The TRW Automotive company decided to match other corporate facilities like NCR and Firestone by building a first rate golf facility in the late 1960s. Around fifteen hundred acres were acquired and plans drawn up to construct three 18-hole courses but this was eventually scaled down to a 27-hole complex.
Designed by Pete Dye and his brother Roy, The TWR Course, as it was originally named, opened for business in 1972. After the property was sold to the American Golf Corporation in 1986, the name was changed to honour Milo Fowler, one of the original settlers on the land, and so Fowler’s Mill Golf Course came into being.

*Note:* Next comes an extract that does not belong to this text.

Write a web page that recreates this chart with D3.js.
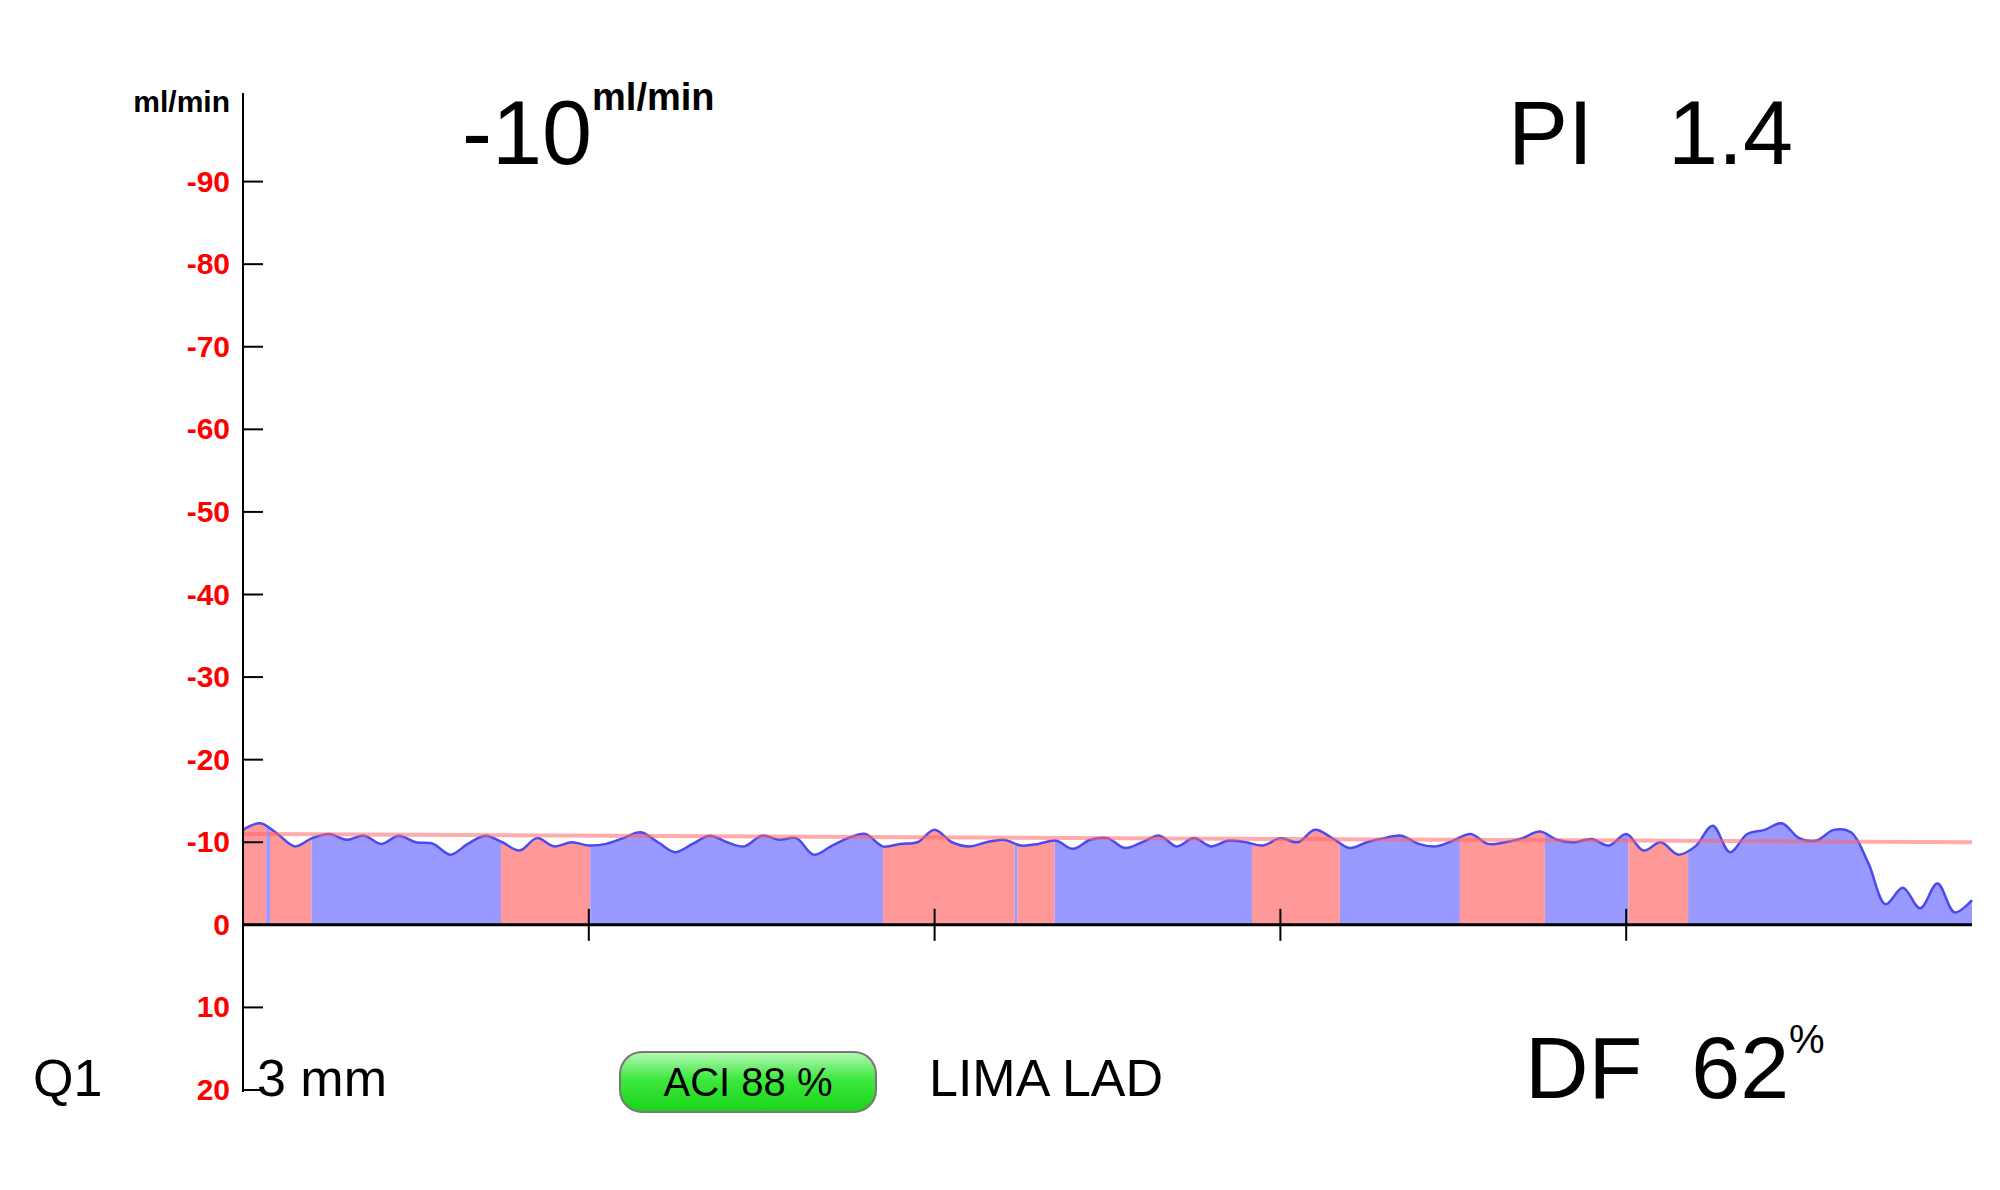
<!DOCTYPE html>
<html>
<head>
<meta charset="UTF-8">
<style>
body { margin: 0; background: #fff; }
text { font-family: Arial, "Liberation Sans", sans-serif; }
</style>
</head>
<body>
<svg id="chart" width="2000" height="1190"></svg>
<script src="https://d3js.org/d3.v7.min.js"></script>
<script>
// flow samples, one every 0.05 s
const flow = [-11.5,-12.3,-11,-9.5,-10.5,-11,-10.3,-10.8,-9.8,-10.8,-10,-9.8,-8.5,-9.8,-10.8,-10,-9,-10.5,-9.5,-10,
  -9.6,-9.8,-10.5,-11.2,-10,-8.8,-9.8,-10.8,-10,-9.5,-10.8,-10.3,-10.5,-8.5,-9.5,-10.5,-11,-9.5,-9.8,-10,
  -11.5,-10,-9.5,-10,-10.3,-9.6,-9.8,-10.2,-9.2,-10.3,-10.5,-9.3,-10,-10.8,-9.5,-10.5,-9.5,-10.2,-10,-9.6,
  -10.5,-10,-11.5,-10.5,-9.3,-10,-10.5,-10.8,-9.8,-9.5,-10.2,-11,-9.8,-10,-10.5,-11.3,-10.3,-10,-10.4,-9.6,
  -11,-9,-10,-8.5,-9.5,-12,-8.8,-11,-11.5,-12.3,-10.5,-10.2,-11.5,-11.2,-7.5,-2.5,-4.5,-2,-5,-1.5,-3];
const dt = 0.05;
// beat bands: [start, end, phase]
const bands = [[0,0.067,"s"],[0.067,0.078,"d"],[0.078,0.198,"s"],[0.198,0.746,"d"],[0.746,1.004,"s"],
  [1.004,1.851,"d"],[1.851,2.231,"s"],[2.231,2.239,"d"],[2.239,2.347,"s"],[2.347,2.918,"d"],
  [2.918,3.172,"s"],[3.172,3.519,"d"],[3.519,3.765,"s"],[3.765,4.007,"d"],[4.007,4.179,"s"],[4.179,5,"d"]];
const meanLine = [[0,-11],[5,-10]];
const yTicks = [-90,-80,-70,-60,-50,-40,-30,-20,-10,0,10,20];
const xTicks = [1,2,3,4];

const svg = d3.select("#chart");
const x = d3.scaleLinear().domain([0,5]).range([243,1972]);
const y = d3.scaleLinear().domain([-100,20]).range([99,1090]);

const pts = flow.map((v,i) => [i*dt, v]);
const area = d3.area().x(d => x(d[0])).y0(y(0)).y1(d => y(d[1])).curve(d3.curveCatmullRom);
const line = d3.line().x(d => x(d[0])).y(d => y(d[1])).curve(d3.curveCatmullRom);

svg.append("clipPath").attr("id","under").append("path").attr("d", area(pts));
svg.append("g").attr("clip-path","url(#under)")
  .selectAll("rect").data(bands).join("rect")
  .attr("x", d => x(d[0])).attr("width", d => x(d[1]) - x(d[0]))
  .attr("y", y(-20)).attr("height", y(0) - y(-20))
  .attr("fill", d => d[2] == "s" ? "#ff9999" : "#9999ff");

svg.append("path").attr("d", line(pts)).attr("fill","none")
  .attr("stroke","#4a4aee").attr("stroke-width",2.5);
svg.append("path").attr("d", d3.line().x(d => x(d[0])).y(d => y(d[1]))(meanLine))
  .attr("stroke","#ff6666").attr("stroke-opacity",0.55).attr("stroke-width",4).attr("fill","none");

// y axis
svg.append("line").attr("x1",243).attr("x2",243).attr("y1",93).attr("y2",y(20)+2)
  .attr("stroke","#000").attr("stroke-width",2);
yTicks.forEach(t => {
  svg.append("line").attr("x1",243).attr("x2",263).attr("y1",y(t)).attr("y2",y(t))
    .attr("stroke","#000").attr("stroke-width",2);
  svg.append("text").attr("x",230).attr("y",y(t)+10).attr("text-anchor","end")
    .attr("font-size",30).attr("font-weight","bold").attr("fill","#ff0000").text(t);
});
// x axis
svg.append("line").attr("x1",243).attr("x2",1972).attr("y1",y(0)).attr("y2",y(0))
  .attr("stroke","#000").attr("stroke-width",3);
xTicks.forEach(t => {
  svg.append("line").attr("x1",x(t)).attr("x2",x(t)).attr("y1",y(0)-16).attr("y2",y(0)+16)
    .attr("stroke","#000").attr("stroke-width",2);
});

svg.append("text").attr("x",230).attr("y",112).attr("text-anchor","end")
  .attr("font-size",30).attr("font-weight","bold").text("ml/min");

const big = svg.append("text").attr("x",462).attr("y",164).attr("font-size",90);
big.append("tspan").text("-10");
big.append("tspan").attr("font-size",38).attr("font-weight","bold").attr("dy",-54).text("ml/min");

svg.append("text").attr("x",1508).attr("y",164).attr("font-size",90).attr("xml:space","preserve").text("PI   1.4");

svg.append("text").attr("x",33).attr("y",1096).attr("font-size",52).text("Q1");
svg.append("text").attr("x",257).attr("y",1096).attr("font-size",52).text("3 mm");

const grad = svg.append("defs").append("linearGradient").attr("id","btn").attr("x1",0).attr("x2",0).attr("y1",0).attr("y2",1);
grad.append("stop").attr("offset","0%").attr("stop-color","#b8f7b8");
grad.append("stop").attr("offset","45%").attr("stop-color","#3ee83e");
grad.append("stop").attr("offset","100%").attr("stop-color","#18d418");
svg.append("rect").attr("x",620).attr("y",1052).attr("width",256).attr("height",60).attr("rx",22)
  .attr("fill","url(#btn)").attr("stroke","#777").attr("stroke-width",2);
svg.append("text").attr("x",748).attr("y",1096).attr("text-anchor","middle").attr("font-size",40).text("ACI 88 %");

svg.append("text").attr("x",929).attr("y",1096).attr("font-size",52).text("LIMA LAD");

const df = svg.append("text").attr("x",1525).attr("y",1098).attr("font-size",88).attr("xml:space","preserve");
df.append("tspan").text("DF  62");
df.append("tspan").attr("font-size",40).attr("dy",-45).text("%");
</script>
</body>
</html>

The facility extends to three 9-hole circuits, called Lake, River and Maple, with the former two comprising the 7025-yard premier 18-hole layout. Located less than a 45-minute drive from downtown Cleveland, it offers one of the best public golf experiences in the entire state of Ohio.

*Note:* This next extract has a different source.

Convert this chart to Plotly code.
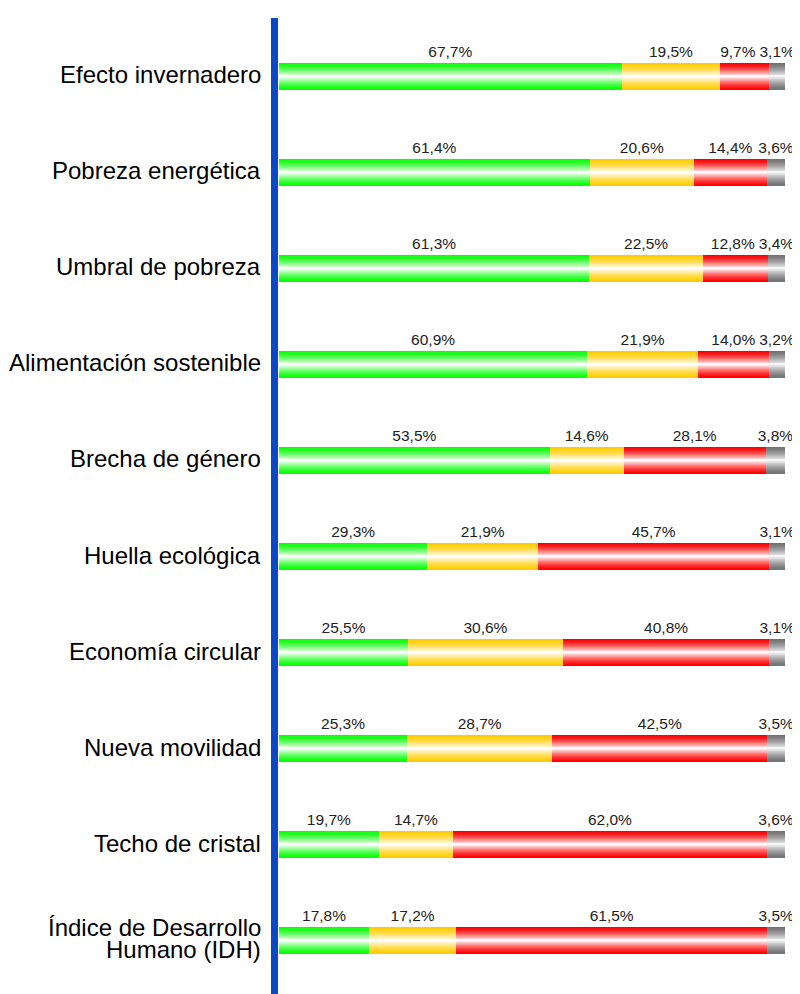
import plotly.graph_objects as go

categories = ["Efecto invernadero", "Pobreza energética", "Umbral de pobreza",
              "Alimentación sostenible", "Brecha de género", "Huella ecológica",
              "Economía circular", "Nueva movilidad", "Techo de cristal",
              "Índice de Desarrollo<br>Humano (IDH)"]
green_vals = [67.7, 61.4, 61.3, 60.9, 53.5, 29.3, 25.5, 25.3, 19.7, 17.8]
yellow_vals = [19.5, 20.6, 22.5, 21.9, 14.6, 21.9, 30.6, 28.7, 14.7, 17.2]
red_vals = [9.7, 14.4, 12.8, 14.0, 28.1, 45.7, 40.8, 42.5, 62.0, 61.5]
gray_vals = [3.1, 3.6, 3.4, 3.2, 3.8, 3.1, 3.1, 3.5, 3.6, 3.5]

series = [green_vals, yellow_vals, red_vals, gray_vals]
base_colors = [(10, 255, 10), (255, 204, 0), (255, 0, 0), (115, 115, 115)]
center_colors = [(255, 255, 255), (255, 255, 255), (255, 255, 255), (245, 245, 245)]

ypos = list(range(len(categories)))
BAR_W = 0.28
N = 14
FONT = "Liberation Sans, Arial, sans-serif"
LABEL_SIZE = 15.5
PX_PER_UNIT = 506 / 100.0  # x-axis scale (plot width / range), used for label spacing


def fmt(v):
    return ("%.1f" % v).replace(".", ",") + "%"


def text_width_units(s):
    em = sum(0.278 if ch == "," else 0.889 if ch == "%" else 0.556 for ch in s)
    return em * LABEL_SIZE / PX_PER_UNIT


fig = go.Figure()

# bars (vertical gradient via overlaid narrowing bars)
bases = [0.0] * len(categories)
label_pos = []
for vals, c0, c1 in zip(series, base_colors, center_colors):
    for i in range(N):
        t = (i / (N - 1)) ** 1.4
        col = tuple(round(a + (b - a) * t) for a, b in zip(c0, c1))
        fig.add_trace(go.Bar(
            x=vals, y=ypos, base=list(bases), orientation="h",
            width=BAR_W * (1 - i / N),
            marker=dict(color="rgb(%d,%d,%d)" % col, line=dict(width=0)),
            showlegend=False, hoverinfo="skip"))
    label_pos.append([b + v / 2 for b, v in zip(bases, vals)])
    bases = [b + v for b, v in zip(bases, vals)]

# resolve label collisions per row (shift left from the right end)
gap = 4 / PX_PER_UNIT
for r in ypos:
    for s in range(len(series) - 2, -1, -1):
        w_this = text_width_units(fmt(series[s][r]))
        w_next = text_width_units(fmt(series[s + 1][r]))
        right = label_pos[s][r] + w_this / 2
        left_next = label_pos[s + 1][r] - w_next / 2
        if right > left_next - gap:
            label_pos[s][r] -= right - (left_next - gap)

for s, vals in enumerate(series):
    fig.add_trace(go.Scatter(
        x=label_pos[s], y=[p - 0.245 for p in ypos],
        mode="text", text=[fmt(v) for v in vals],
        textposition="middle center", cliponaxis=False,
        textfont=dict(family=FONT, size=LABEL_SIZE, color="#222222"),
        showlegend=False, hoverinfo="skip"))

# category labels
for p, cat in zip(ypos, categories):
    lines = cat.split("<br>")
    shifts = [1.5] if len(lines) == 1 else [13.5, -9]
    for ln, ys in zip(lines, shifts):
        fig.add_annotation(x=0, xref="paper", y=p, yref="y", text=ln, showarrow=False,
                           xanchor="right", yanchor="middle", xshift=-8, yshift=ys,
                           font=dict(family=FONT, size=24, color="black"))

# vertical blue axis line
fig.add_shape(type="rect", xref="paper", yref="paper", x0=0, x1=7 / 514, y0=0, y1=1,
              fillcolor="#0b48c4", line=dict(width=0), layer="above")

fig.update_layout(
    width=792, height=986,
    margin=dict(l=263, r=15, t=10, b=0),
    paper_bgcolor="white", plot_bgcolor="white",
    barmode="overlay", bargap=0,
    xaxis=dict(range=[-1.58, 100], visible=False, showgrid=False, zeroline=False),
    yaxis=dict(range=[9.557, -0.609], visible=False, showgrid=False, zeroline=False),
)

fig.write_html("out.html")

Golfers at Fowler’s Mill will immediately become acquainted with Ohio’s second-best-named natural feature, the Chagrin River (the first, unrelated, is Mt. Miserable). And, those who need that second ball off the first tee, will find the name to ring true as they top the first one. Reality, however, the waterway will provide more aesthetic benefit to the round than heartache. In truth, higher handicappers will suffer at the hands of the parkland route’s many target-golf greens...the kind of approaches that make Bethpage Black a headache for non-pros. If your tolerance for scorecard pain is low, and your handicap high, your correspondent highly recommends checking out the Cleveland metro area’s other array of nice municipal offerings.

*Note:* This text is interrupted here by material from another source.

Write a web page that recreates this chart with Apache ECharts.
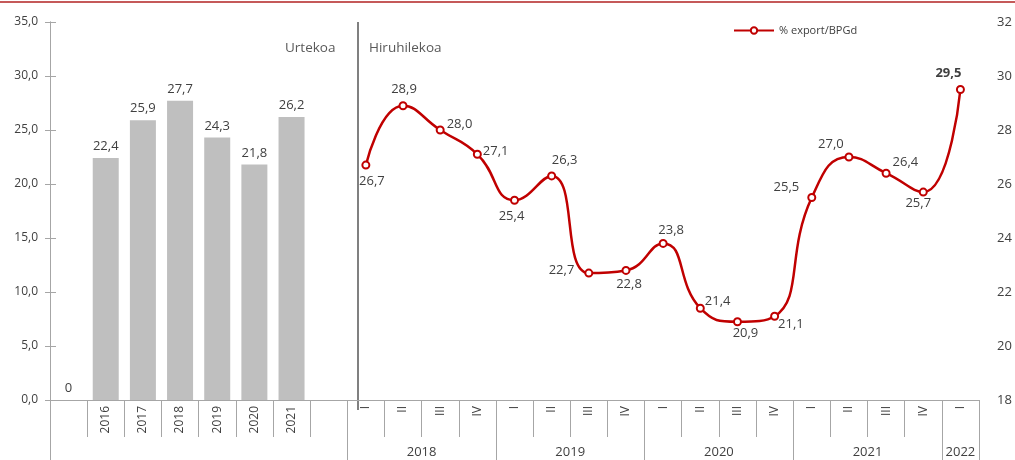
<!DOCTYPE html>
<html>
<head>
<meta charset="utf-8">
<script src="https://cdn.jsdelivr.net/npm/echarts@6/dist/echarts.min.js"></script>
<style>
  html, body { margin: 0; padding: 0; background: #fff; }
  #chart { width: 1015px; height: 460px; }
</style>
</head>
<body>
<div id="chart"></div>
<script>
// urteko datuak (barrak)
const years = ['', '2016', '2017', '2018', '2019', '2020', '2021', ''];
const annualVals = [0, 22.4, 25.9, 27.7, 24.3, 21.8, 26.2, null];

// hiruhileko datuak (lerroa)
const quarterLabels = ['I', 'II', 'III', 'IV', 'I', 'II', 'III', 'IV', 'I', 'II', 'III', 'IV', 'I', 'II', 'III', 'IV', 'I'];
const quarterYears = ['2018', '2018', '2018', '2018', '2019', '2019', '2019', '2019',
  '2020', '2020', '2020', '2020', '2021', '2021', '2021', '2021', '2022'];
const quarterVals = [26.7, 28.9, 28.0, 27.1, 25.4, 26.3, 22.7, 22.8, 23.8, 21.4, 20.9, 21.1, 25.5, 27.0, 26.4, 25.7, 29.5];

const leftTicks = [0, 35, 5];
const rightTicks = [18, 32, 2];

// etiketen kokapena puntu bakoitzeko
const lblPos = [['bottom', [6, 0]], ['top', [1, 0]], ['right', [-3, -6]], ['right', [-4, -3]],
  ['bottom', [-3, 0]], ['top', [13, 0]], ['left', [-5, -3]], ['bottom', [3, -2]],
  ['top', [8, 3]], ['right', [-5, -7]], ['bottom', [8, -4]], ['right', [-6, 8]],
  ['left', [-3, -10]], ['top', [-18, 3]], ['right', [-3, -11]], ['bottom', [-5, -5]], ['top', [-12, 0]]];

const nA = years.length;
const cats = years.concat(quarterLabels);
const nAll = cats.length;

const fmt = v => v.toFixed(1).replace('.', ',');

// urte taldeak behealdean
const groupStart = [], groupName = [];
quarterYears.forEach((y, i) => {
  if (i === 0 || quarterYears[i - 1] !== y) { groupStart.push(nA + i); groupName.push(y); }
});
const groupEnd = groupStart.slice(1).concat([nAll]);
const groupMid = groupStart.map((s, i) => (s + groupEnd[i]) / 2);
const longTicks = [0, nA].concat(groupStart.slice(1), [nAll]);
const shortTicks = [];
for (let i = 1; i < nAll; i++) if (longTicks.indexOf(i) < 0) shortTicks.push(i);

const barData = annualVals.concat(quarterVals.map(() => null));
const lineData = annualVals.map(() => null).concat(quarterVals.map((v, i) => ({
  value: v,
  label: {
    position: lblPos[i][0],
    offset: lblPos[i][1],
    fontWeight: i === quarterVals.length - 1 ? 'bold' : 'normal'
  }
})));

const font = 'Open Sans';
const axisGray = '#A6A6A6';
const txt = '#404040';

let myChart = echarts.init(document.getElementById('chart'));
myChart.setOption({
  animation: false,
  textStyle: { fontFamily: font },
  grid: { left: 50, right: 36, top: 22, bottom: 60 },
  legend: {
    left: 728, top: 20,
    itemWidth: 40, itemHeight: 8, itemGap: 4,
    data: ['% export/BPGd'],
    textStyle: { fontSize: 11, color: txt, fontFamily: font }
  },
  xAxis: [
    {
      type: 'category', data: cats, boundaryGap: true,
      axisLine: { lineStyle: { color: axisGray } },
      axisTick: { inside: true, length: 4, alignWithLabel: true, lineStyle: { color: axisGray } },
      axisLabel: { rotate: 90, margin: 6, fontSize: 12, color: txt, interval: 0 }
    },
    {
      type: 'value', min: 0, max: nAll, position: 'bottom',
      axisLine: { show: false }, splitLine: { show: false },
      axisTick: { show: true, length: 37, customValues: shortTicks, lineStyle: { color: axisGray } },
      axisLabel: { show: false }
    },
    {
      type: 'value', min: 0, max: nAll, position: 'bottom',
      axisLine: { show: false }, splitLine: { show: false },
      axisTick: { show: true, length: 60, customValues: longTicks, lineStyle: { color: axisGray } },
      axisLabel: {
        show: true, customValues: groupMid, margin: 46, fontSize: 13, color: txt,
        formatter: v => groupName[groupMid.indexOf(v)] || ''
      }
    }
  ],
  yAxis: [
    {
      type: 'value', min: leftTicks[0], max: leftTicks[1], interval: leftTicks[2],
      axisLine: { show: true, lineStyle: { color: axisGray } },
      axisTick: { show: true, length: 5, lineStyle: { color: axisGray } },
      splitLine: { show: false },
      axisLabel: { formatter: fmt, fontSize: 12, color: txt, margin: 12 }
    },
    {
      type: 'value', min: rightTicks[0], max: rightTicks[1], interval: rightTicks[2],
      position: 'right',
      axisLine: { show: true, lineStyle: { color: axisGray } },
      axisTick: { show: true, length: 6, lineStyle: { color: axisGray } },
      splitLine: { show: false },
      axisLabel: { fontSize: 13, color: txt, margin: 18 }
    }
  ],
  series: [
    {
      name: 'Urtekoa', type: 'bar', data: barData, barWidth: 26,
      itemStyle: { color: '#BFBFBF' },
      label: {
        show: true, position: 'top', fontSize: 13, color: txt,
        formatter: p => p.value === 0 ? '0' : fmt(p.value)
      }
    },
    {
      name: '% export/BPGd', type: 'line', yAxisIndex: 1, data: lineData,
      smooth: 0.5,
      lineStyle: { color: '#C00000', width: 2.5 },
      itemStyle: { color: '#C00000', borderWidth: 1.5 },
      symbol: 'emptyCircle', symbolSize: 7,
      label: { show: true, fontSize: 13, color: txt, formatter: p => fmt(p.value) }
    }
  ],
  graphic: [
    { type: 'line', shape: { x1: 0, y1: 2, x2: 1015, y2: 2 }, style: { stroke: '#B22222', lineWidth: 1.5 } },
    { type: 'line', shape: { x1: 358, y1: 22, x2: 358, y2: 410 }, style: { stroke: '#808080', lineWidth: 2 } },
    { type: 'text', left: 285, top: 41, style: { text: 'Urtekoa', fontSize: 13.5, fill: '#595959', fontFamily: font } },
    { type: 'text', left: 369, top: 41, style: { text: 'Hiruhilekoa', fontSize: 13.5, fill: '#595959', fontFamily: font } }
  ]
});
</script>
</body>
</html>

If you’re willing to put up with Pete Dye-level beatings (guilty) or have a nice handicap (not guilty), you will struggle to find a public option more appealing within Ohio. Pete (joined by his brother Roy for this project) had finished his more-acclaimed Ohio project, The Golf Club, several years earlier, and it’s evident in visual touches, such as “grass bunkers,” maintained via vertical railroad ties rather than steep sod faces.
As usual with Dye, there are plenty of opportunities to be stupid (and/or have fun). The fourth hole makes a shepherd’s crook cape around the Front 9’s title “Lake,” inviting you to bite for the tip of the hook, you brave fish you. The same concept is exercised even more drastically at No. 8, a Par 5 that plays nearly 580 if you do the smart thing and follow the double-dogleg around patches of trees. Or, with a long drive, you can cut maybe 150 yards off by attempting to navigate an 150-or-so-yard corridor of bunkers. The aforementioned river splits both the ninth and twelfth fairways vertically, to dramatic effect. To rehash a popular complaint of the golf architecture Illuminati, some tree trimming would benefit the options off of many teeboxes, at a course already dealing with tight fairways.
For as much as we celebrate the wonkiness of Pete Dye, it’s worth noting that the more plain entries at Fowler’s maintain consistency not found elsewhere among Ohio publics. Some have stronger headlining holes, but none offer a stronger median.
Good review. The par 5 8th is one of the most brilliant parkland par 5s I've ever played. The par 5 5th is also good, with the strategically placed tees that get into the heads of both faders and drawers. The par 5 14th fairway snakes and a good tee shot can result in a heroic attempt to clear the trees with a wood to hit the green. The par 5 18th is not as strategic, but shows signs of Dye bunkering that will come in the future with more earth moving. It's hard to find a better group of par 5s on any parkland course. What they lack in conditioning and length, they make up for in creativity.
Arguably the best public course in Ohio, this is a Pete Dye gem from his early years with very little earth moving involved. The great property and little earth moving resulted in a variety of original holes that are a lot of fun to play.